Sunday, August 23, 2009

The Illustrious Man

This is a bit off-topic (although he has written at least one mystery: 1985’s Death Is a Lonely Business), and I’m a day late. But Ray Bradbury has shaped my reading tastes to such a large extent that I want to join all those people, like Carolyn Kellogg of the Los Angeles Times, who are celebrating his 90th birthday.

The Martian Chronicles (1950) was my first Bradbury, and as a budding teenage writer I was thrilled and delighted by the way he combined science fiction with social documentary to generate stunning emotional power. Other of his classic works (The Illustrated Man, Fahrenheit 451, Something Wicked This Way Comes) worked the same sort of magic.
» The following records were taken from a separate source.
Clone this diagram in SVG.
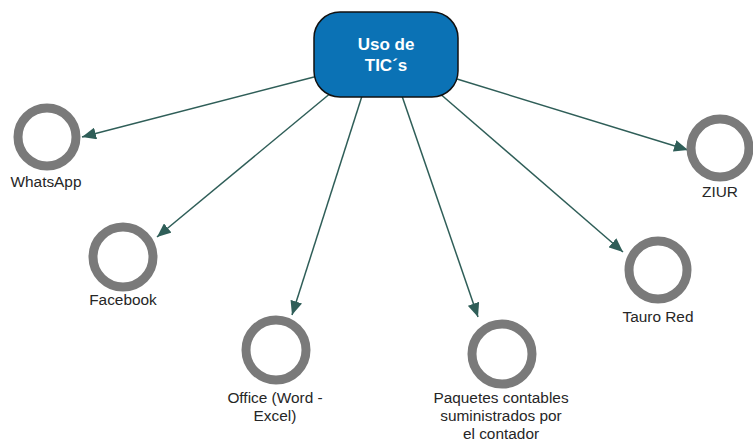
<svg xmlns="http://www.w3.org/2000/svg" width="753" height="442" viewBox="0 0 753 442">
<style>
.ring{fill:#fff;stroke:#7a7a7a;stroke-width:9}
.lbl{font-family:"Liberation Sans",Arial,sans-serif;font-size:15.4px;fill:#262626;text-anchor:middle}
.edge{stroke:#2f5e58;stroke-width:1.5;fill:none;marker-end:url(#ah)}
.ctext{font-family:"Liberation Sans",Arial,sans-serif;font-size:17px;font-weight:bold;fill:#fff;text-anchor:middle}
</style>
<defs>
<marker id="ah" markerUnits="userSpaceOnUse" viewBox="0 0 14 12" refX="14" refY="6" markerWidth="14" markerHeight="12" orient="auto">
<path d="M0,0 L14,6 L0,12 z" fill="#2f5e58"/>
</marker>
</defs>
<rect width="753" height="442" fill="#fff"/>
<g id="connectors">
<line class="edge" x1="314" y1="77" x2="82" y2="137"/>
<line class="edge" x1="332" y1="92" x2="157" y2="237"/>
<line class="edge" x1="362" y1="96" x2="292" y2="315"/>
<line class="edge" x1="402" y1="96" x2="478" y2="317"/>
<line class="edge" x1="438" y1="92" x2="623" y2="252"/>
<line class="edge" x1="457" y1="79" x2="688" y2="150"/>
</g>
<g id="center">
<rect x="314" y="12" width="144" height="85" rx="26" ry="26" fill="#0b72b5" stroke="#111" stroke-width="1.5"/>
<text class="ctext" x="386" y="50">Uso de</text>
<text class="ctext" x="386" y="71">TIC´s</text>
</g>
<g id="whatsapp">
<circle class="ring" cx="47" cy="137" r="29"/>
<text class="lbl" x="46" y="187">WhatsApp</text>
</g>
<g id="facebook">
<circle class="ring" cx="123" cy="257" r="30"/>
<text class="lbl" x="123" y="305">Facebook</text>
</g>
<g id="office">
<circle class="ring" cx="276" cy="350" r="30"/>
<text class="lbl" x="275" y="403">Office (Word -</text>
<text class="lbl" x="275" y="421">Excel)</text>
</g>
<g id="paquetes">
<circle class="ring" cx="502" cy="354" r="30"/>
<text class="lbl" x="501" y="403">Paquetes contables</text>
<text class="lbl" x="501" y="421">suministrados por</text>
<text class="lbl" x="501" y="439">el contador</text>
</g>
<g id="tauro">
<circle class="ring" cx="658" cy="270" r="29"/>
<text class="lbl" x="658" y="322">Tauro Red</text>
</g>
<g id="ziur">
<circle class="ring" cx="720" cy="148" r="29"/>
<text class="lbl" x="720" y="197">ZIUR</text>
</g>
</svg>
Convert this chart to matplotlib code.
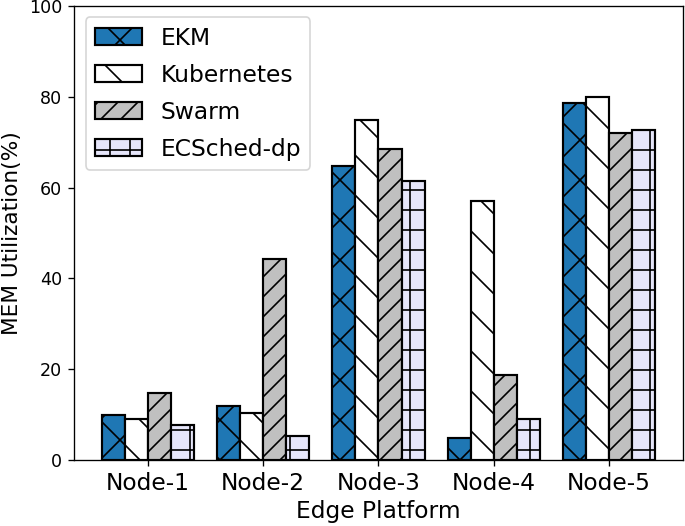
import numpy as np
import matplotlib
matplotlib.use("Agg")
import matplotlib.pyplot as plt

nodes = ["Node-1", "Node-2", "Node-3", "Node-4", "Node-5"]
ekm = [9.9, 12.0, 64.7, 4.8, 78.7]
kubernetes = [9.0, 10.5, 74.8, 57.0, 80.0]
swarm = [14.7, 44.2, 68.5, 18.8, 72.0]
ecsched = [7.8, 5.3, 61.5, 9.0, 72.7]

series = [
    ("EKM", ekm, "#1f77b4", "x"),
    ("Kubernetes", kubernetes, "white", "\\"),
    ("Swarm", swarm, "#c0c0c0", "//"),
    ("ECSched-dp", ecsched, "#e6e6fa", "+"),
]

plt.rcParams["hatch.linewidth"] = 1.0

fig, ax = plt.subplots(figsize=(685 / 120, 526 / 120), dpi=120)
fig.subplots_adjust(left=0.108, right=0.997, top=0.989, bottom=0.125)

x = np.arange(len(nodes))
w = 0.2
for i, (name, vals, color, hatch) in enumerate(series):
    ax.bar(x + (i - 1.5) * w, vals, w, color=color, edgecolor="black",
           linewidth=1.3, hatch=hatch, label=name)

ax.set_xticks(x)
ax.set_xticklabels(nodes, fontsize=14)
ax.tick_params(axis="y", labelsize=10.5)
ax.set_ylim(0, 100)
ax.set_xlabel("Edge Platform", fontsize=14, labelpad=3)
ax.set_ylabel("MEM Utilization(%)", fontsize=13)
ax.legend(loc="upper left", fontsize=14, labelspacing=0.6)

fig.savefig("out.png")
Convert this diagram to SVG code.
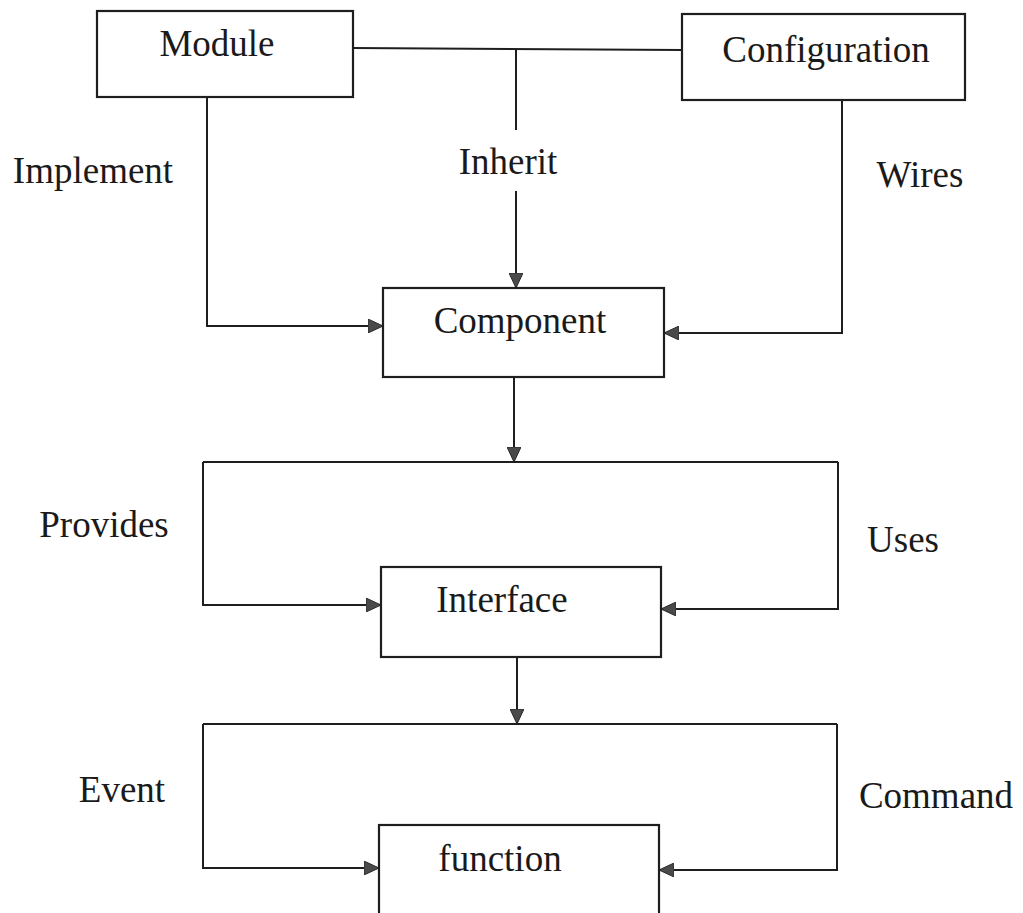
<svg xmlns="http://www.w3.org/2000/svg" width="1023" height="913" viewBox="0 0 1023 913">
  <style>
    .box { fill: #ffffff; stroke: #1e1e1e; stroke-width: 2.2; }
    .wire { fill: none; stroke: #1e1e1e; stroke-width: 2; }
    .arrow { marker-end: url(#head); }
    text { font-family: "Liberation Serif", "Times New Roman", serif; font-size: 37px; fill: #1a1a1a; text-anchor: middle; }
  </style>
  <defs>
    <marker id="head" markerUnits="userSpaceOnUse" markerWidth="16" markerHeight="14" refX="15" refY="7" orient="auto">
      <path d="M0,0 L15,7 L0,14 Z" fill="#4a4a4a" stroke="#2a2a2a" stroke-width="1"/>
    </marker>
  </defs>
  <rect width="1023" height="913" fill="#ffffff"/>

  <g id="connectors">
    <path class="wire" d="M353 48 L682 50"/>
    <path class="wire" d="M516 49 L516 130"/>
    <path class="wire arrow" d="M516 191 L516 288"/>
    <path class="wire arrow" d="M207 97 L207 326 L383 326"/>
    <path class="wire arrow" d="M842 100 L842 333 L664 333"/>
    <path class="wire arrow" d="M514 377 L514 462"/>
    <path class="wire" d="M203 462 L838 462"/>
    <path class="wire arrow" d="M203 462 L203 605 L381 605"/>
    <path class="wire arrow" d="M838 462 L838 609 L661 609"/>
    <path class="wire arrow" d="M517 657 L517 724"/>
    <path class="wire" d="M203 724 L837 724"/>
    <path class="wire arrow" d="M203 724 L203 868 L379 868"/>
    <path class="wire arrow" d="M837 724 L837 870 L659 870"/>
  </g>

  <g id="labels">
    <text x="93" y="183">Implement</text>
    <text x="508" y="174">Inherit</text>
    <text x="920" y="187">Wires</text>
    <text x="104" y="537">Provides</text>
    <text x="903" y="552">Uses</text>
    <text x="122" y="802">Event</text>
    <text x="936" y="808">Command</text>
  </g>

  <g id="module">
    <rect class="box" x="97" y="11" width="256" height="86"/>
    <text x="217" y="56">Module</text>
  </g>
  <g id="configuration">
    <rect class="box" x="682" y="14" width="283" height="86"/>
    <text x="826" y="62">Configuration</text>
  </g>
  <g id="component">
    <rect class="box" x="383" y="288" width="281" height="89"/>
    <text x="520" y="333">Component</text>
  </g>
  <g id="interface">
    <rect class="box" x="381" y="567" width="280" height="90"/>
    <text x="502" y="612">Interface</text>
  </g>
  <g id="function">
    <rect class="box" x="379" y="825" width="280" height="100"/>
    <text x="500" y="871">function</text>
  </g>
</svg>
Bradbury has been tremendously influential on other writers, as well. As far as I’m concerned, he’s right up there with Shakespeare. So happy 90th, Mr. Bradbury. Shall we try for 100?

4 comments:

Ali Karim said...

Nice appreciation of Ray Bradbury, being a hug fan from an early age, I'd agree with you Dick. He's up with the best, man I still recall A DISTANT SOUND OF THUNDER, and the stories suck as THE CROWD, et al

One of the greatest

Ali

dick adler said...

thanks, Ali -- but get a better copy editor. Altho "and the stories suck" is a great typo.

Ali Karim said...

ROFL.....not enough coffee in the morning...and new lap-top so getting used to the keyboard [after a disc crash last week, on a HP after years on ACER] - I meant ROCK! What an idiot, no you all know how much work Jeff has editing me when I haven't had my morning coffee!

Ali

And Hug Fan is of course Huge Fan

RJR said...

Bradbury write a mystery trilogy that started with DEATH IS A LONELEY BUSINESS and ended with KLET'S ALL KILL CONSTANCE. Can't recall the middle one off the top of my head.